Angst ist wichtig. Panik schaltet den Verstand aus und damit jegliche rationale Handlungsweise. Was sich in der deutschen Bevölkerung breit macht, ist eine pathologische Hysterie. Zuerst wahrgenommen habe ich dies mit der Feinstaubhysterie, gefolgt von der Klimahysterie. Bei Corona aber kristallisiert sich überdeutlich die zutiefst egoistische Gesellschaft heraus. Wie eine Monstranz wurde die Platitude „Risikogruppen schützen“ vor sich hergetragen. Die Generation ab 30 bis 50 Jahren, hat Angst sich schuldig fühlen zu müssen und steckte die Senioren kurzerhand in Isolationshaft. Es ist die Altersgruppe, die eine übergroße Sehnsucht in sich trägt, zu den Guten, den Weltverbesserern zu gehören. Sie lebt… Mehr

Bernhard J.
2 Jahre her

Die Französische Revolution begann mit massivem Terror und damit verbunden, Angst und Schrecken. Terror ist nicht auf physische Gewaltausübung beschränkt, es gibt vielfältige Arten, Terror auszuüben und Menschen massiv einzuschüchtern.

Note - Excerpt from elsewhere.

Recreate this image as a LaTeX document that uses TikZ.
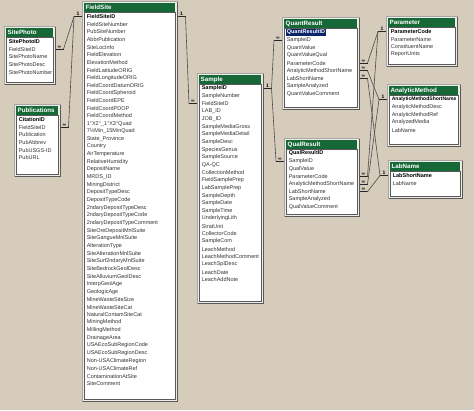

Terror verfolgt immer das Ziel, die Menschen so massiv in Angst und Schrecken zu versetzen, dass sie zu eigenem Urteilen nicht mehr fähig sind und sich hilflos dem Terror unterwerfen. Es gibt sehr subtile Formen des Terrors, die vordergründig nicht sofort als solche identifizierbar sind, weil sie sich als legitim tarnen. Hierzu muss nur eine Bedrohungslage konstruiert werden, die so schwerwiegend erscheint, dass der Terror als einzig adäquate Reaktion zur Abwendung… Mehr

Bullerbue
2 Jahre her

Danke! Ein wahrlich mutmachender Kommentar!